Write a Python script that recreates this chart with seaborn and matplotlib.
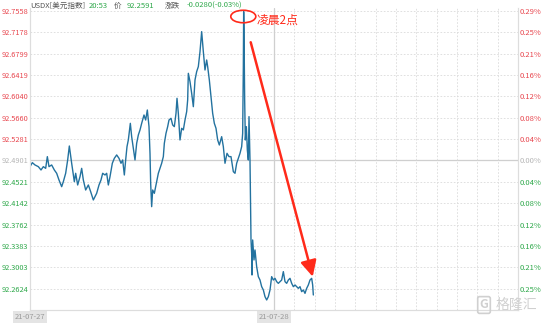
import matplotlib
matplotlib.use("Agg")
import matplotlib.pyplot as plt
import seaborn as sns
import pandas as pd
from matplotlib.patches import Ellipse

# ---- data (hours since start of 21-07-27 session, USDX price) ----
hours = [0.000, 0.230, 0.492, 0.820, 1.082, 1.311, 1.541, 1.705, 1.869, 2.131,
         2.393, 2.623, 2.852, 3.115, 3.279, 3.508, 3.705, 3.869, 4.098, 4.361,
         4.492, 4.689, 4.918, 5.082, 5.246, 5.475, 5.738, 5.967, 6.229, 6.393,
         6.557, 6.787, 6.984, 7.148, 7.377, 7.541, 7.705, 7.869, 8.098, 8.295,
         8.525, 8.754, 8.951, 9.115, 9.279, 9.410, 9.541, 9.672, 9.869, 10.000,
         10.164, 10.328, 10.492, 10.656, 10.820, 10.984, 11.213, 11.377, 11.541, 11.705,
         11.803, 11.869, 11.967, 12.066, 12.230, 12.459, 12.623, 12.787, 12.951, 13.115,
         13.213, 13.377, 13.541, 13.672, 13.869, 14.033, 14.197, 14.361, 14.459, 14.590,
         14.754, 14.918, 15.082, 15.246, 15.410, 15.508, 15.574, 15.738, 15.902, 16.066,
         16.230, 16.393, 16.557, 16.721, 16.885, 17.049, 17.213, 17.377, 17.475, 17.639,
         17.803, 17.967, 18.131, 18.295, 18.459, 18.623, 18.852, 19.016, 19.180, 19.377,
         19.574, 19.770, 20.000, 20.164, 20.328, 20.492, 20.656, 20.820, 20.918, 20.984,
         21.016, 21.049, 21.115, 21.180, 21.279, 21.377, 21.475, 21.541, 21.639, 21.705,
         21.738, 21.803, 21.836, 21.902, 22.033, 22.131, 22.295, 22.459, 22.623, 22.787,
         22.951, 23.115, 23.279, 23.443, 23.607, 23.770, 23.934, 24.098, 24.262, 24.426,
         24.590, 24.754, 24.918, 25.082, 25.246, 25.410, 25.574, 25.738, 25.902, 26.066,
         26.230, 26.393, 26.557, 26.721, 26.885, 27.049, 27.213, 27.377, 27.541, 27.705,
         27.803, 27.869]
prices = [92.4791, 92.4862, 92.4821, 92.4791, 92.4732, 92.4791, 92.4761, 92.4969, 92.4791, 92.4821,
          92.4732, 92.4673, 92.4554, 92.4435, 92.4524, 92.4673, 92.4910, 92.5158, 92.4851, 92.4524,
          92.4673, 92.4465, 92.4613, 92.4761, 92.4554, 92.4376, 92.4465, 92.4346, 92.4199, 92.4258,
          92.4317, 92.4465, 92.4554, 92.4673, 92.4643, 92.4673, 92.4465, 92.4613, 92.4851, 92.4939,
          92.4999, 92.4939, 92.4851, 92.4910, 92.4643, 92.4910, 92.5147, 92.5265, 92.5561, 92.5324,
          92.5117, 92.4910, 92.5206, 92.5354, 92.5443, 92.5561, 92.5709, 92.5620, 92.5798, 92.5502,
          92.5028, 92.4495, 92.4080, 92.4376, 92.4317, 92.4524, 92.4673, 92.4761, 92.4851, 92.4969,
          92.5206, 92.5384, 92.5502, 92.5620, 92.5650, 92.5532, 92.5502, 92.5739, 92.6006, 92.5739,
          92.5265, 92.5473, 92.5443, 92.5620, 92.5769, 92.5976, 92.6450, 92.6302, 92.6094, 92.5857,
          92.6332, 92.6480, 92.6569, 92.6835, 92.7191, 92.6835, 92.6509, 92.6687, 92.6569, 92.6332,
          92.6035, 92.5739, 92.5561, 92.5473, 92.5265, 92.5176, 92.5324, 92.5147, 92.4851, 92.5028,
          92.4969, 92.4969, 92.4702, 92.4673, 92.4851, 92.4939, 92.5028, 92.5147, 92.5384, 92.6569,
          92.7546, 92.7220, 92.5976, 92.5265, 92.5502, 92.5087, 92.4910, 92.5680, 92.4910, 92.3961,
          92.3488, 92.3250, 92.2865, 92.3488, 92.3132, 92.3310, 92.3013, 92.2836, 92.2776, 92.2658,
          92.2599, 92.2480, 92.2421, 92.2480, 92.2599, 92.2836, 92.2776, 92.2806, 92.2747, 92.2717,
          92.2747, 92.2776, 92.2925, 92.2747, 92.2717, 92.2776, 92.2806, 92.2717, 92.2658, 92.2688,
          92.2658, 92.2628, 92.2658, 92.2569, 92.2599, 92.2539, 92.2628, 92.2688, 92.2776, 92.2806,
          92.2688, 92.2510]

price_ticks = [92.7558, 92.7178, 92.6799, 92.6419, 92.6040, 92.5660, 92.5281,
               92.4901, 92.4521, 92.4142, 92.3762, 92.3383, 92.3003, 92.2624]
pct_labels = ["0.29%", "0.25%", "0.21%", "0.16%", "0.12%", "0.08%", "0.04%",
              "0.00%", "0.04%", "0.08%", "0.12%", "0.16%", "0.21%", "0.25%"]
tick_sign = [1, 1, 1, 1, 1, 1, 1, 0, -1, -1, -1, -1, -1, -1]
date_labels = ["21-07-27", "21-07-28"]
date_pos = [0, 24]
prev_close = 92.4901

header_parts = ["USDX[美元指数]", "20:53", "价", "92.2591", "涨跌", "-0.0280(-0.03%)"]
header_kind = ["name", "up", "name", "up", "name", "up"]
annot_text = "凌晨2点"

# ---- style ----
RED = "#e8474f"
GREEN = "#2ea84a"
GRAY = "#b5b5b5"
LINE = "#23729f"
ARROW = "#ff2a1a"
sign_color = {1: RED, 0: GRAY, -1: GREEN}

sns.set_theme(style="white")
plt.rcParams['font.family'] = ['Noto Sans CJK SC', 'DejaVu Sans']

W, H = 554, 323
fig = plt.figure(figsize=(W / 100, H / 100), dpi=100)
fig.patch.set_facecolor("white")
ax = fig.add_axes([30 / W, 1 - 310 / H, 488 / W, 302 / H])

df = pd.DataFrame({"h": hours, "p": prices})

# grid
for v in price_ticks:
    if v == prev_close:
        ax.axhline(v, color="#cfcfcf", lw=0.9, zorder=1)
    else:
        ax.axhline(v, color="#dadada", lw=0.6, dashes=(2, 2), zorder=1)
ax.axvline(24, color="#cfcfcf", lw=0.9, zorder=1)
for h in range(26, 48, 2):
    ax.axvline(h, color="#dadada", lw=0.6, dashes=(2, 2), zorder=1)

sns.lineplot(data=df, x="h", y="p", ax=ax, color=LINE, linewidth=1.0,
             estimator=None, sort=False, zorder=3)

ylim = (92.2243, 92.7611)
ax.set_xlim(0, 48)
ax.set_ylim(*ylim)
ax.set_xlabel("")
ax.set_ylabel("")
ax.set_xticks([])
ax.set_yticks(price_ticks)
ax.set_yticklabels([f"{v:.4f}" for v in price_ticks])
ax.tick_params(axis="y", length=0, pad=1.2, labelsize=5.3)
for lab, s in zip(ax.get_yticklabels(), tick_sign):
    lab.set_color(sign_color[s])

for side in ["left", "right", "bottom"]:
    ax.spines[side].set_color("#dddddd")
    ax.spines[side].set_linewidth(0.8)
ax.spines["top"].set_visible(False)

ax2 = ax.twinx()
ax2.set_ylim(*ylim)
ax2.set_yticks(price_ticks)
ax2.set_yticklabels(pct_labels)
ax2.tick_params(axis="y", length=0, pad=1.5, labelsize=5.5)
for lab, s in zip(ax2.get_yticklabels(), tick_sign):
    lab.set_color(sign_color[s])
ax2.spines["top"].set_visible(False)
for side in ["left", "right", "bottom"]:
    ax2.spines[side].set_color("#dddddd")
    ax2.spines[side].set_linewidth(0.8)
ax2.grid(False)

# date labels
for lbl, pos in zip(date_labels, date_pos):
    ax.text(pos, -0.023, lbl, transform=ax.get_xaxis_transform(), ha="center", va="center",
            fontsize=5.5, color="#9a9a9a",
            bbox=dict(boxstyle="square,pad=0.25", facecolor="#e4e4e4", edgecolor="none"),
            clip_on=False)

# header: place pieces one after another
fig.canvas.draw()
renderer = fig.canvas.get_renderer()
gaps = [4, 6, 5, 10, 7, 0]
xp = 30.0
for txt, kind, gap in zip(header_parts, header_kind, gaps):
    t = fig.text(xp / W, 1 - 6 / H, txt, ha="left", va="center", fontsize=5.5,
                 color="#555555" if kind == "name" else GREEN)
    bb = t.get_window_extent(renderer=renderer)
    xp += bb.width + gap

# annotation: ellipse, label, arrow
ell = Ellipse((20.98, 92.746), width=2.46, height=0.0222, fill=False,
              edgecolor=ARROW, lw=1.2, zorder=5, clip_on=False)
ax.add_patch(ell)
ax.text(22.33, 92.7398, annot_text, color=ARROW, fontsize=8.5, ha="left", va="center", zorder=5)
ax.annotate("", xy=(27.81, 92.2835), xytext=(21.71, 92.7002),
            arrowprops=dict(arrowstyle="-|>,head_length=0.8,head_width=0.4", color=ARROW,
                            lw=1.8, shrinkA=0, shrinkB=0), zorder=6)

# watermark
fig.text(484 / W, 1 - 305 / H, "G", ha="center", va="center", fontsize=9, color="#d0d0d0",
         fontweight="bold",
         bbox=dict(boxstyle="round,pad=0.15", facecolor="none", edgecolor="#d0d0d0", lw=1.2))
fig.text(496 / W, 1 - 305 / H, "格隆汇", ha="left", va="center", fontsize=10, color="#d0d0d0")

fig.savefig("out.png", dpi=100, facecolor="white")
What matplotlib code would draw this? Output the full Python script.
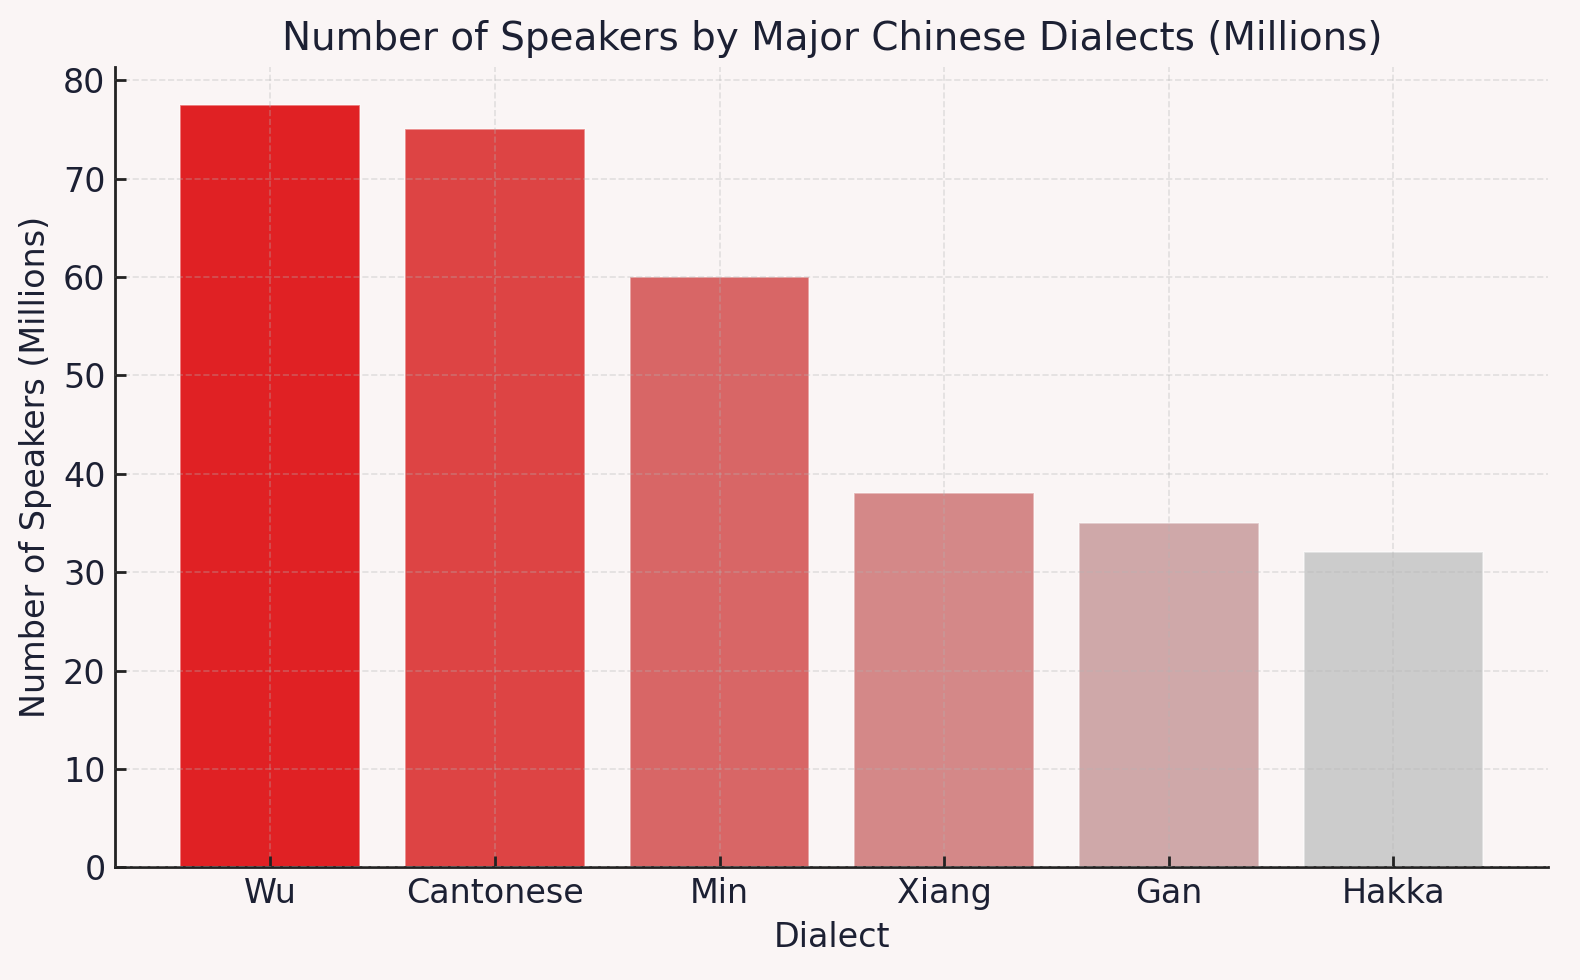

__OBJECTIVE__: The lines from the top of the data above through the one holding "from matplotlib.patches import Ellipse" are to be repeated exactly, and only those, with no pictures.

__RESULT FOR THIS EXERCISE__:
Write a Python script that recreates this chart with seaborn and matplotlib.
import matplotlib
matplotlib.use("Agg")
import matplotlib.pyplot as plt
import seaborn as sns
import pandas as pd
from matplotlib.patches import Ellipse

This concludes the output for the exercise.